Unlike protein folding, running a within-lifetime learning algorithm does generate new useful information. That’s their whole point.
Yes. But a specific minecraft world (if we ignore the fact that it’s pseudorandom) can be more complicated than the minecraft program itself.
Given a fixed genome, it can develop into many different potential people, depending on both life experiences and neuro-developmental RNG.
And in some sense “useful complexity” is a self contradictory concept. If the goal is simple, then a brute force search set to maximize the goal is a simple program. Sure, the result may look very “complicated”, but it has low komolgorov complexity.
The OP mentioned non-DNA sources of information briefly, but I still feel like they’re not being given enough weight.
In order to fully define e.g. a human, you need to specify:
The DNA
A full specification of the egg where the DNA will start its life
A full specification of the womb in which the egg will grow into a human
If you gave a piece of DNA to an alien and didn’t tell them how to interpret it, then they’d have no way of building a human. You’d need to give them a whole lot of other information too.
Even looking at different DNA for different organisms, each organism’s DNA expects to be interpreted differently (as opposed to source code, which mostly intends to be interpreted by the same OS/hardware as other source code). If you put a lizard’s DNA into a human’s egg and womb, I’m guessing that would not successfully build a lizard.
So I guess my question is: to what extent should the complexity of the interpreter be included in the complexity of the thing-being-interpreted? In one sense I feel like Word’s code does fully specify Word amongst all other possible software, but in another sense (including the interpreter) I feel like it does not.
If a spy slips a piece of paper to his handler, and then the counter-espionage officer arrests them and gets the piece of paper, and the piece of paper just says “85”, then I don’t know wtf that means, but I do learn something like “the spy is not communicating all that much information that his superiors don’t already know”.

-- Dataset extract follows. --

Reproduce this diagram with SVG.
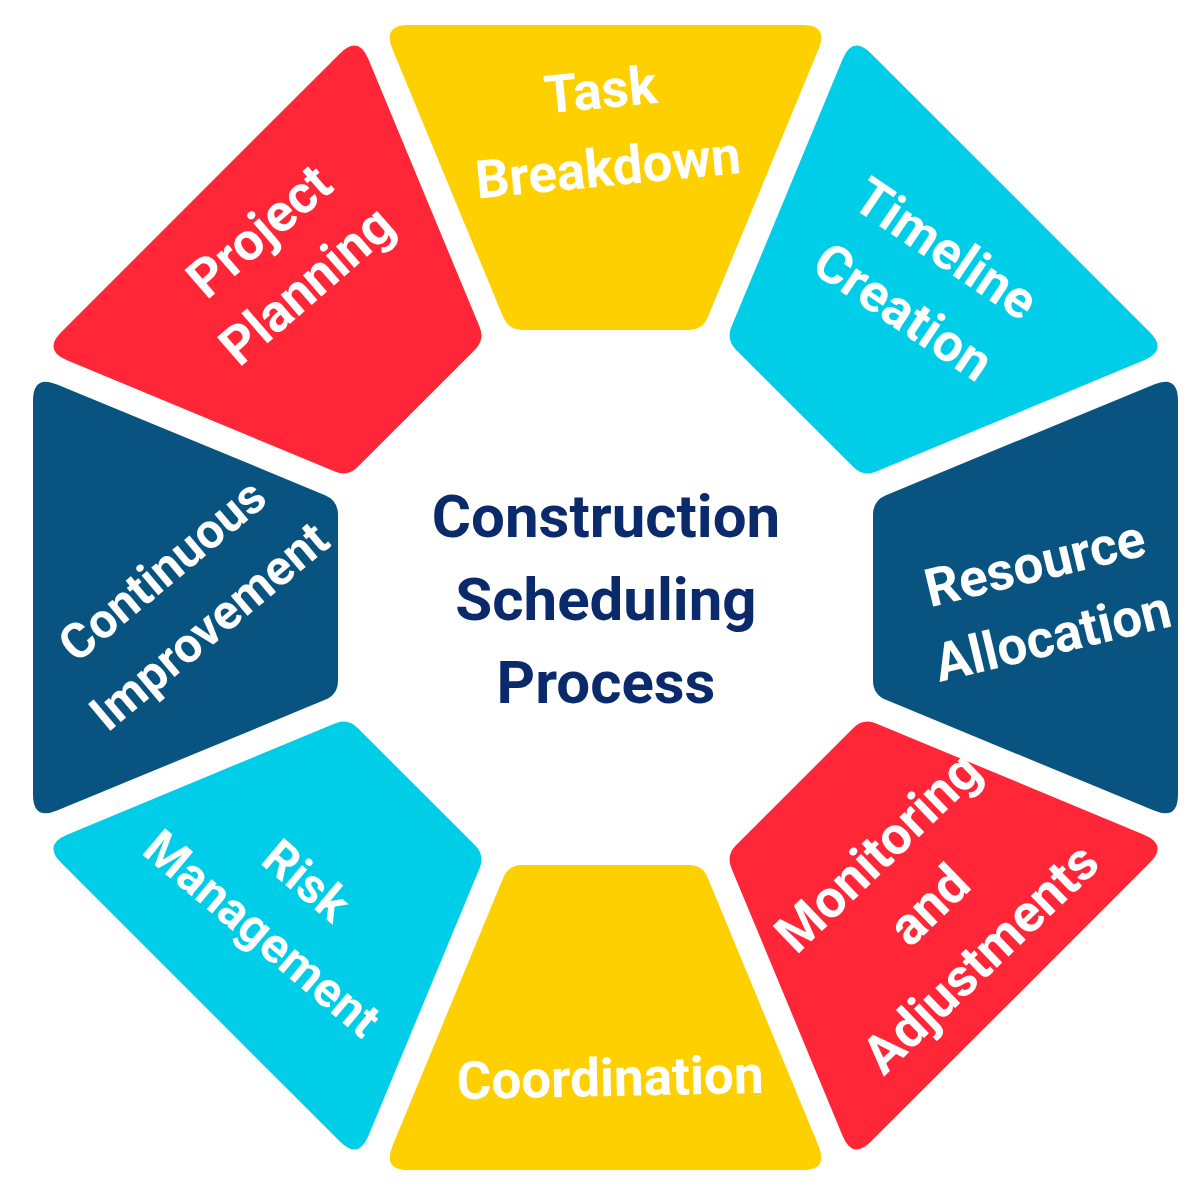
<svg xmlns="http://www.w3.org/2000/svg" xmlns:xlink="http://www.w3.org/1999/xlink" width="1200" height="1200" viewBox="0 0 1200 1200">
  <style>
    .yellow { fill: #FFD000; }
    .cyan { fill: #00CEE8; }
    .navy { fill: #08537F; }
    .red { fill: #FF2638; }
    .lbl { font-family: Roboto, "Liberation Sans", sans-serif; font-weight: 700; font-size: 53px; fill: #FFFFFF; text-anchor: middle; }
    .sm { font-size: 49px; }
    .title { font-family: Roboto, "Liberation Sans", sans-serif; font-weight: 700; font-size: 60px; fill: #0A2A6B; text-anchor: middle; }
  </style>
  <defs>
    <path id="seg" d="M -197,-572.5 L 197,-572.5 Q 223,-572.5 213.07,-548.47 L 102.35,-280.44 Q 97,-267.5 83,-267.5 L -83,-267.5 Q -97,-267.5 -102.35,-280.44 L -213.07,-548.47 Q -223,-572.5 -197,-572.5 Z"/>
  </defs>
  <rect width="1200" height="1200" fill="#FFFFFF"/>
  <g id="connectors"/>
  <g id="task-breakdown">
    <use xlink:href="#seg" class="yellow" transform="translate(605.5,597.5) rotate(0)"/>
    <g transform="translate(604,127) rotate(-5.5)">
      <text class="lbl" x="0" y="-19">Task</text>
      <text class="lbl" x="0" y="59">Breakdown</text>
    </g>
  </g>
  <g id="timeline-creation">
    <use xlink:href="#seg" class="cyan" transform="translate(605.5,597.5) rotate(45)"/>
    <g transform="translate(926,278) rotate(34)">
      <text class="lbl" x="0" y="-17">Timeline</text>
      <text class="lbl" x="0" y="59">Creation</text>
    </g>
  </g>
  <g id="resource-allocation">
    <use xlink:href="#seg" class="navy" transform="translate(605.5,597.5) rotate(90)"/>
    <g transform="translate(1043,597) rotate(-13.5)">
      <text class="lbl" x="0" y="-16.5">Resource</text>
      <text class="lbl" x="0" y="58.5">Allocation</text>
    </g>
  </g>
  <g id="monitoring-adjustments">
    <use xlink:href="#seg" class="red" transform="translate(605.5,597.5) rotate(135)"/>
    <g transform="translate(927,903) rotate(-44)">
      <text class="lbl" x="0" y="-53">Monitoring</text>
      <text class="lbl" x="0" y="21">and</text>
      <text class="lbl" x="0" y="95">Adjustments</text>
    </g>
  </g>
  <g id="coordination">
    <use xlink:href="#seg" class="yellow" transform="translate(605.5,597.5) rotate(180)"/>
    <g transform="translate(610,1076) rotate(-1.2)">
      <text class="lbl" x="0" y="20">Coordination</text>
    </g>
  </g>
  <g id="risk-management">
    <use xlink:href="#seg" class="cyan" transform="translate(605.5,597.5) rotate(225)"/>
    <g transform="translate(286,905) rotate(40)">
      <text class="lbl sm" x="0" y="-15">Risk</text>
      <text class="lbl sm" x="0" y="54">Management</text>
    </g>
  </g>
  <g id="continuous-improvement">
    <use xlink:href="#seg" class="navy" transform="translate(605.5,597.5) rotate(270)"/>
    <g transform="translate(184,596) rotate(-40)">
      <text class="lbl sm" x="0" y="-17">Continuous</text>
      <text class="lbl sm" x="0" y="56">Improvement</text>
    </g>
  </g>
  <g id="project-planning">
    <use xlink:href="#seg" class="red" transform="translate(605.5,597.5) rotate(315)"/>
    <g transform="translate(281,256) rotate(-41)">
      <text class="lbl" x="0" y="-15">Project</text>
      <text class="lbl" x="0" y="57">Planning</text>
    </g>
  </g>
  <g id="center-title">
    <text class="title" x="606" y="537">Construction</text>
    <text class="title" x="606" y="620">Scheduling</text>
    <text class="title" x="606" y="703">Process</text>
  </g>
</svg>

By the same token, if you say that humans have 25,000 genes (or whatever), that says something important about how many specific things the genome designed in the human brain and body. For example, there’s something in the brain that says “if I’m malnourished, then reduce the rate of the (highly-energy-consuming) nonshivering thermogenesis process”. It’s a specific innate (not learned) connection between two specific neuron groups in different parts of the brain, I think one in the arcuate nucleus of the hypothalamus, the other in the periaqueductal gray of the brainstem (two of many hundreds or low-thousands of little idiosyncratic cell groups in the hypothalamus and brainstem). There’s nothing in the central dogma of molecular biology, and there’s nothing in the chemical nature of proteins, that makes this particular connection especially prone to occurring, compared to the huge number of superficially-similar connections that would be maladaptive (“if I’m malnourished, then get goosebumps” or whatever). So this connection must be occupying some number of bits of DNA—perhaps not a whole dedicated protein, but perhaps some part of some protein, or whatever. And there can only be so many of that type of thing, given a mere 25,000 genes for the whole body and everything in it.
That’s an important thing that you can learn from the size of the genome. We can learn it without expecting aliens to be able to decode DNA or anything like that. And Archimedes’s comment above doesn’t undermine it—it’s a conclusion that’s robust to the “procedural generation” complexities of how the embryonic development process unfolds.